Today, all around us, we see children in need. They are in our courts and in our communities. Indeed, our fastest growing, most heartrending dockets are in the Family Courts -- hundreds of thousands of petitions filed annually concerning children in distress. Unthinkable tales of abuse, neglect, family dysfunction. I feel especially proud of our Family Courts -- many of them throughout the State having declared today Adoption Day, so they can move children speedily to permanency -- and of the many, many innovations within the courts to improve the lives of children. Every one of us can help children in need -- by joining in efforts to promote literacy and good health, by helping to strengthen neighborhood services for children, by assisting Youth Bureaus and Family Services and other such programs, by becoming foster parents, or mentors, or CASA volunteers, making a difference in the life of one child or many. You can help by pressing -- along with us -- for an increase in Assigned Counsel fees, so that litigants who cannot afford to retain lawyers for essential representation in Family and Criminal Court can get the help it is their right to have.

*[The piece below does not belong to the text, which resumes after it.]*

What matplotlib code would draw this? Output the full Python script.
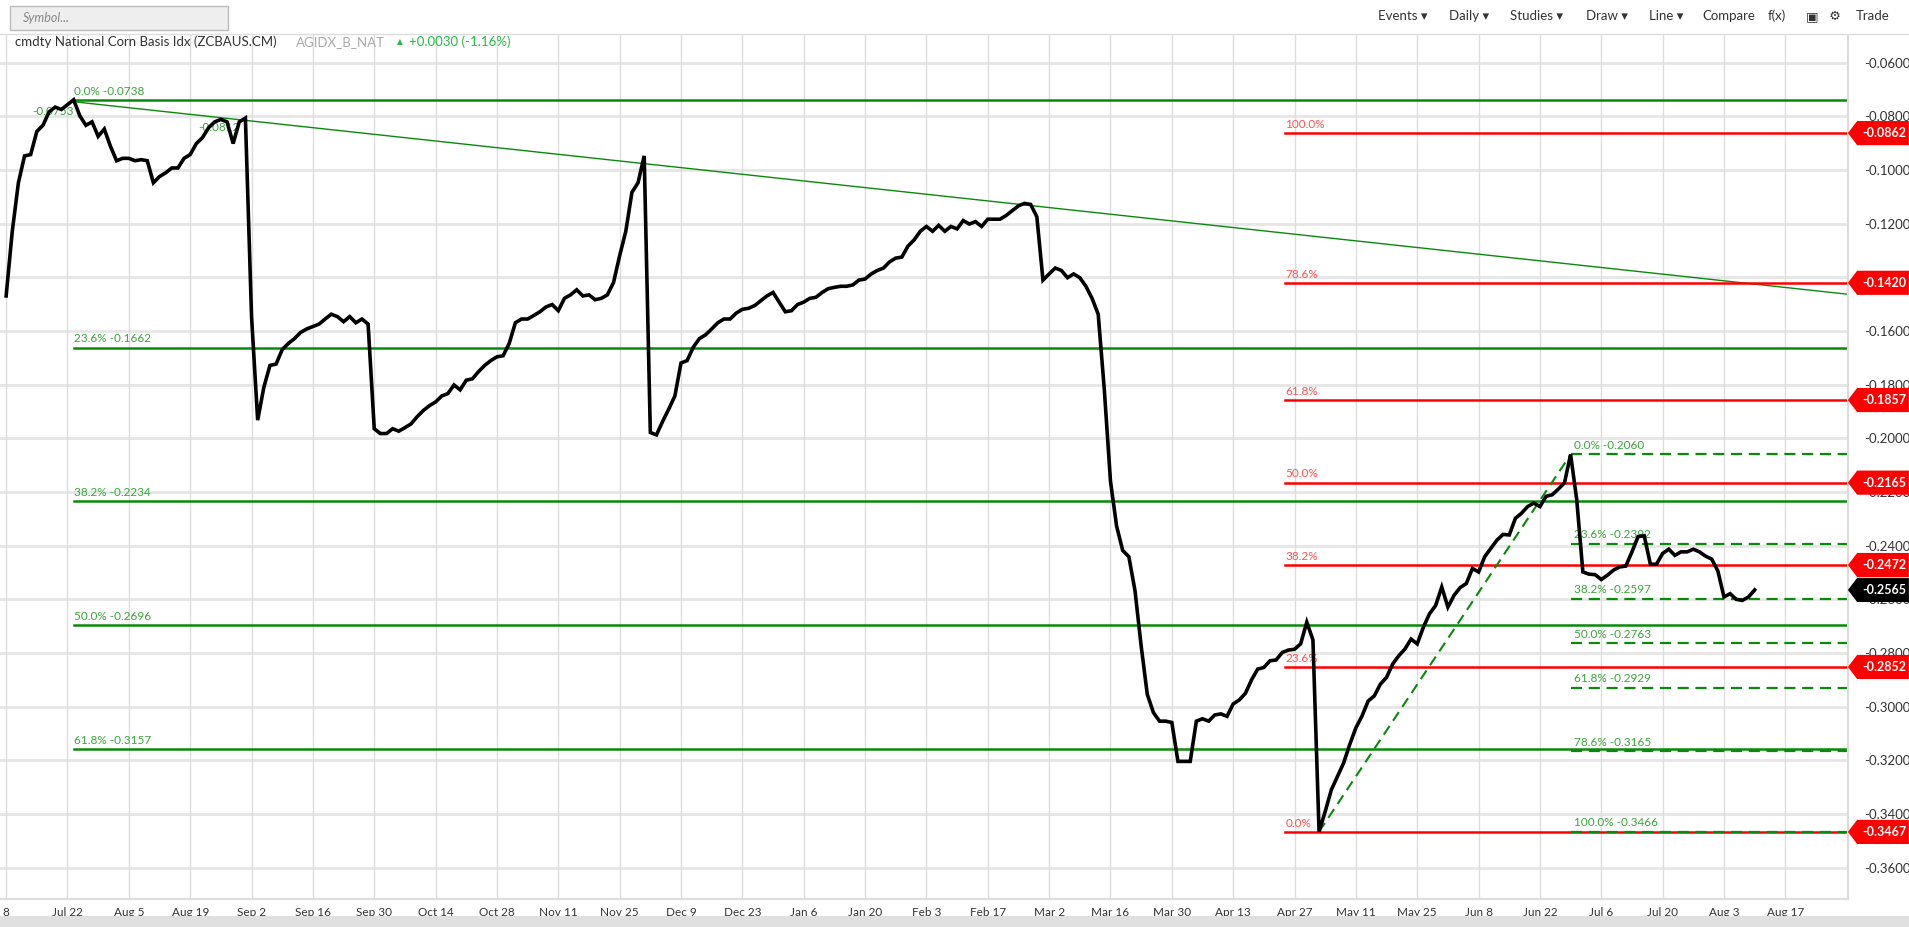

There is another facet to promoting the best interests of our children. The best interests of our children also require that they know their history as individuals and as Americans; that they hear the stories of their own immigrant forebears and America's founders; that they be trained in civics and the duties of citizenship; that they learn about the laws and courts that have a vital role in securing the freedom we enjoy -- and not just the bizarre television and movie portrayals. Throughout New York, schools are pairing with judges, lawyers and justice system employees to provide "real-life education" in these areas -- and I urge you all to participate. As part of that effort, I am delighted today to announce the Unified Court System's Public Affairs Website, with hands-on learning programs for children of all ages. You can access a Case-of-the-Month to chew on; you can arrange for speakers and court tours -- real and virtual; you can even "E-Mail a Judge." My colleagues will tell you what fun it is to e-mail a Judge. We do it all the time.

I want to close by relating a remarkable incident that occurred Saturday morning, back home in New York City, as I was out jogging and thinking hard about how I should conclude my Law Day message. Suddenly on the radio -- Public Radio International -- came a segment about the successes and travails of great Jewish musicians who fled Nazi Germany back in the 1930's for, of all places, Hollywood. That was followed by stories of three new Americans -- an African author now living and teaching in Massachusetts, a Vietnamese author and an Albanian singer now living in New York City -- all three having fled political turmoil in their homelands. I was enormously moved by their experiences, by what it meant for them to be in America. But above all I was struck by how strengthening it has been for us as a nation to welcome people from all corners of the world in their search for freedom.

The Vietnamese author quoted what he called a Yiddish proverb that especially caught my attention -- I had never heard it before. This is how it goes: "The son wants to remember what the father tries to forget." How important it is for all of us, sons and daughters of America, to remember -- to remember the stories of our parents and grandparents, hard as it may be for them to tell those stories; to remember our priceless heritage of freedom under law; and to remember children in need so that they, like us, can have their chance at the American dream. I know of no better way to assure that the freedoms we celebrate today will endure.